BRUSSELS/ROME (Reuters) - Economic imbalances within the euro zone risk destabilizing the currency bloc, top European Central Bank officials said on Monday, stressing the responsibility of governments to help boost growth while respecting EU rules.
ECB President Mario Draghi and board member Benoit Coeure also acknowledged the limitations of the ECB’s ultra-expansionary policy of low interest rates and money printing.
“In our Economic and Monetary Union, in particular, the economic governance framework is essential to avoid imbalances that would eventually risk destabilising the euro area,” Draghi told a European parliamentary committee in Brussels.
“And for the euro area to thrive, actions by national governments are needed to unleash growth, reduce unemployment and empower individuals, while offering essential protections for the most vulnerable.”
Draghi has long called for greater spending by countries which still have fiscal space, but his appeal has fallen on deaf ears as Germany, the country with the biggest surplus, is reluctant to end its commitment to balancing the books.
Echoing his comments, Coeure told an audience in Rome that if governments failed to play their role, the euro zone risked a long period of weak economic growth and low central bank rates.
“Moving from interest rates being ‘low for long’ to being ‘low forever’ would severely limit the room for manoeuvre for conventional monetary policy tools, but even more worryingly, it would threaten the contract between generations as well as risk tearing up our social fabric,” Coeure said.
With inflation still hovering near zero, the ECB is weighing tweaks to its 1.74 trillion euros ($1.96 trillion) money-printing program, which is due to end in March at the earliest.

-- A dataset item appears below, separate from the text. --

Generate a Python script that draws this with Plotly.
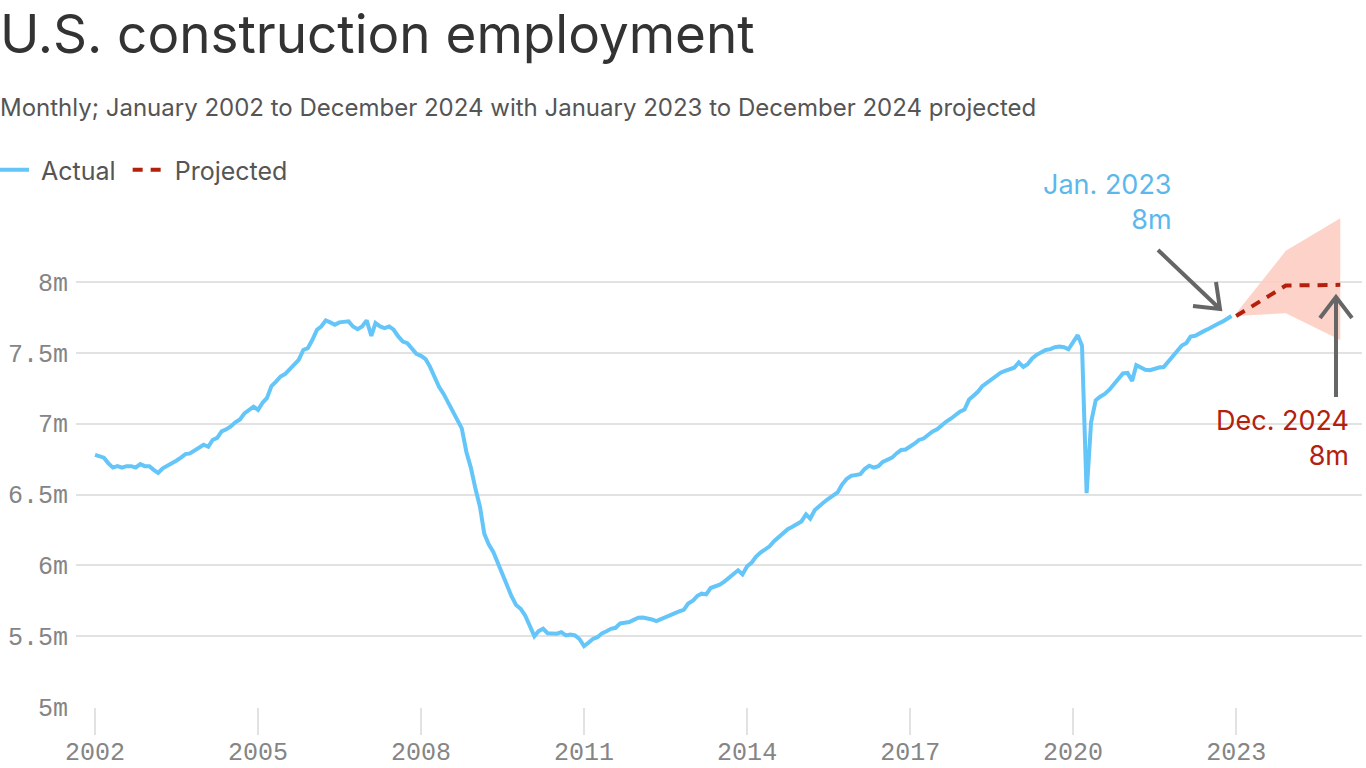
import pandas as pd
import plotly.graph_objects as go

# ---------------- data ----------------
actual_start = "2002-01-01"
actual_values = [
    # 2002
    6.78, 6.77, 6.76, 6.72, 6.69, 6.70, 6.69, 6.70, 6.70, 6.69, 6.715, 6.70,
    # 2003
    6.70, 6.672, 6.653, 6.685, 6.70, 6.72, 6.738, 6.76, 6.785, 6.79, 6.81, 6.83,
    # 2004
    6.851, 6.837, 6.885, 6.90, 6.945, 6.96, 6.98, 7.01, 7.03, 7.073, 7.095, 7.12,
    # 2005
    7.097, 7.149, 7.18, 7.265, 7.297, 7.333, 7.35, 7.387, 7.415, 7.45, 7.52, 7.533,
    # 2006
    7.592, 7.663, 7.686, 7.729, 7.715, 7.698, 7.715, 7.722, 7.722, 7.686, 7.667, 7.686,
    # 2007
    7.729, 7.62, 7.71, 7.686, 7.675, 7.686, 7.663, 7.616, 7.58, 7.568, 7.526, 7.493,
    # 2008
    7.479, 7.455, 7.403, 7.321, 7.26, 7.21, 7.15, 7.10, 7.04, 6.967, 6.80, 6.69,
    # 2009
    6.54, 6.41, 6.224, 6.146, 6.094, 6.01, 5.93, 5.85, 5.78, 5.72, 5.693, 5.646,
    # 2010
    5.568, 5.50, 5.535, 5.552, 5.521, 5.52, 5.517, 5.528, 5.505, 5.512, 5.505, 5.48,
    # 2011
    5.43, 5.455, 5.48, 5.493, 5.52, 5.535, 5.552, 5.559, 5.59, 5.595, 5.60, 5.615,
    # 2012
    5.63, 5.632, 5.628, 5.618, 5.606, 5.62, 5.639, 5.65, 5.663, 5.675, 5.686, 5.73,
    # 2013
    5.75, 5.785, 5.80, 5.795, 5.84, 5.852, 5.863, 5.885, 5.91, 5.94, 5.965, 5.936,
    # 2014
    5.993, 6.02, 6.06, 6.09, 6.115, 6.134, 6.17, 6.20, 6.235, 6.255, 6.272, 6.29,
    # 2015
    6.31, 6.36, 6.33, 6.39, 6.42, 6.445, 6.47, 6.49, 6.515, 6.57, 6.61, 6.632,
    # 2016
    6.635, 6.644, 6.68, 6.703, 6.69, 6.70, 6.73, 6.743, 6.76, 6.79, 6.814, 6.818,
    # 2017
    6.835, 6.86, 6.885, 6.895, 6.92, 6.945, 6.96, 6.99, 7.015, 7.035, 7.065, 7.085,
    # 2018
    7.10, 7.17, 7.195, 7.225, 7.265, 7.29, 7.31, 7.335, 7.36, 7.372, 7.38, 7.395,
    # 2019
    7.432, 7.40, 7.42, 7.46, 7.486, 7.505, 7.52, 7.526, 7.54, 7.545, 7.54, 7.525,
    # 2020
    7.57, 7.625, 7.55, 6.51, 7.01, 7.165, 7.19, 7.21, 7.24, 7.28, 7.31, 7.355,
    # 2021
    7.358, 7.302, 7.413, 7.396, 7.38, 7.377, 7.39, 7.396, 7.40, 7.44, 7.48, 7.52,
    # 2022
    7.552, 7.57, 7.615, 7.62, 7.64, 7.655, 7.67, 7.69, 7.705, 7.72, 7.74, 7.76,
]
actual_dates = pd.date_range(actual_start, periods=len(actual_values), freq="MS")

proj_dates = ["2023-01-01", "2023-12-01", "2024-12-01"]
proj_values = [7.76, 7.975, 7.98]
proj_upper = [7.78, 8.22, 8.45]
proj_lower = [7.76, 7.78, 7.59]

x_tick_years = [2002, 2005, 2008, 2011, 2014, 2017, 2020, 2023]
y_tick_vals = [5, 5.5, 6, 6.5, 7, 7.5, 8]
y_tick_text = ["5m", "5.5m", "6m", "6.5m", "7m", "7.5m", "8m"]

# ---------------- styles ----------------
BLUE = "#64c5f9"
BLUE_TXT = "#5ab8ec"
RED = "#b3200c"
BAND = "rgba(253,205,194,0.9)"
GRID = "#e2e2e2"
ARROW = "#666666"
TICKFONT = dict(family="Liberation Mono, DejaVu Sans Mono, monospace", size=25, color="#858585")
SANS = "Inter, Lato, Open Sans, sans-serif"

W, H = 1366, 768
ML, MR, MT, MB = 76, 4, 197, 61
PW, PH = W - ML - MR, H - MT - MB


def px_x(p):
    return (p - ML) / PW


def px_y(p):
    return (H - MB - p) / PH


def path_px(points_list):
    segs = []
    for pts in points_list:
        segs.append("M " + " L ".join(f"{px_x(a):.5f},{px_y(b):.5f}" for a, b in pts))
    return " ".join(segs)


fig = go.Figure()

# projection band
fig.add_trace(go.Scatter(
    x=proj_dates + proj_dates[::-1],
    y=proj_upper + proj_lower[::-1],
    fill="toself", fillcolor=BAND, line=dict(width=0),
    mode="lines", showlegend=False, hoverinfo="skip",
))

fig.add_trace(go.Scatter(
    x=actual_dates, y=actual_values, mode="lines", name="\u00a0Actual\u00a0",
    line=dict(color=BLUE, width=4),
))

fig.add_trace(go.Scatter(
    x=proj_dates, y=proj_values, mode="lines", name="\u00a0Projected",
    line=dict(color=RED, width=4, dash="10px,8px"),
))

annotations = [
    dict(text="U.S. construction employment", xref="paper", yref="paper",
         x=px_x(-2), y=px_y(34), xanchor="left", yanchor="middle", showarrow=False,
         font=dict(family=SANS, size=53, color="#333333")),
    dict(text="Monthly; January 2002 to December 2024 with January 2023 to December 2024 projected",
         xref="paper", yref="paper", x=px_x(-2), y=px_y(108), xanchor="left", yanchor="middle",
         showarrow=False, font=dict(family=SANS, size=24, color="#555555")),
    dict(text="Jan. 2023<br>8m", xref="paper", yref="paper", x=px_x(1174), y=px_y(202),
         xanchor="right", yanchor="middle", align="right", showarrow=False,
         font=dict(family=SANS, size=27, color=BLUE_TXT)),
    dict(text="Dec. 2024<br>8m", xref="paper", yref="paper", x=px_x(1351), y=px_y(438),
         xanchor="right", yanchor="middle", align="right", showarrow=False,
         font=dict(family=SANS, size=27, color=RED)),
]

# arrow shapes (annotation pointers)
arrow1 = path_px([[(1158, 250), (1220, 309)], [(1193, 306), (1220, 309), (1216, 282)]])
arrow2 = path_px([[(1336, 397), (1336, 297)], [(1320, 318), (1336, 297), (1352, 318)]])
shapes = [
    dict(type="path", xref="paper", yref="paper", path=arrow1,
         line=dict(color=ARROW, width=4)),
    dict(type="path", xref="paper", yref="paper", path=arrow2,
         line=dict(color=ARROW, width=4)),
]

fig.update_layout(
    width=W, height=H,
    margin=dict(l=ML, r=MR, t=MT, b=MB, pad=0, autoexpand=False),
    paper_bgcolor="white", plot_bgcolor="white",
    showlegend=True,
    legend=dict(orientation="h", x=px_x(-6), y=px_y(170), xanchor="left", yanchor="middle",
                font=dict(family=SANS, size=25, color="#555555"), bgcolor="rgba(0,0,0,0)"),
    annotations=annotations,
    shapes=shapes,
    xaxis=dict(
        type="date",
        range=["2001-08-26", "2025-04-26"],
        tickvals=[f"{y}-01-01" for y in x_tick_years],
        ticktext=[str(y) for y in x_tick_years],
        ticks="outside", ticklen=27, tickwidth=2, tickcolor=GRID,
        showgrid=False, zeroline=False, showline=False,
        tickfont=TICKFONT, automargin=False, ticklabelstandoff=-5,
    ),
    yaxis=dict(
        range=[5, 8.6],
        tickvals=y_tick_vals, ticktext=y_tick_text,
        showgrid=True, gridcolor=GRID, gridwidth=2,
        zeroline=False, showline=False, ticks="",
        tickfont=TICKFONT, ticklabelstandoff=7, automargin=False,
    ),
)

fig.write_html("out.html")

But the ECB’s negative deposit rate and aggressive asset purchases since 2015 have already come under fire, particularly in richer countries such as Germany and the Netherlands, for eating into banks and pension funds’ profits.
While defending the ECB’s stimulus policy, Draghi and Coeure acknowledged it had side effects.
“If no other policy is in place, the length of time for the effectiveness of our monetary policy will be longer,” Draghi said.
“Now this is not without a cost; it’s pretty clear that very low interest rates for a very long time do have side effects, that especially affect financial stability.”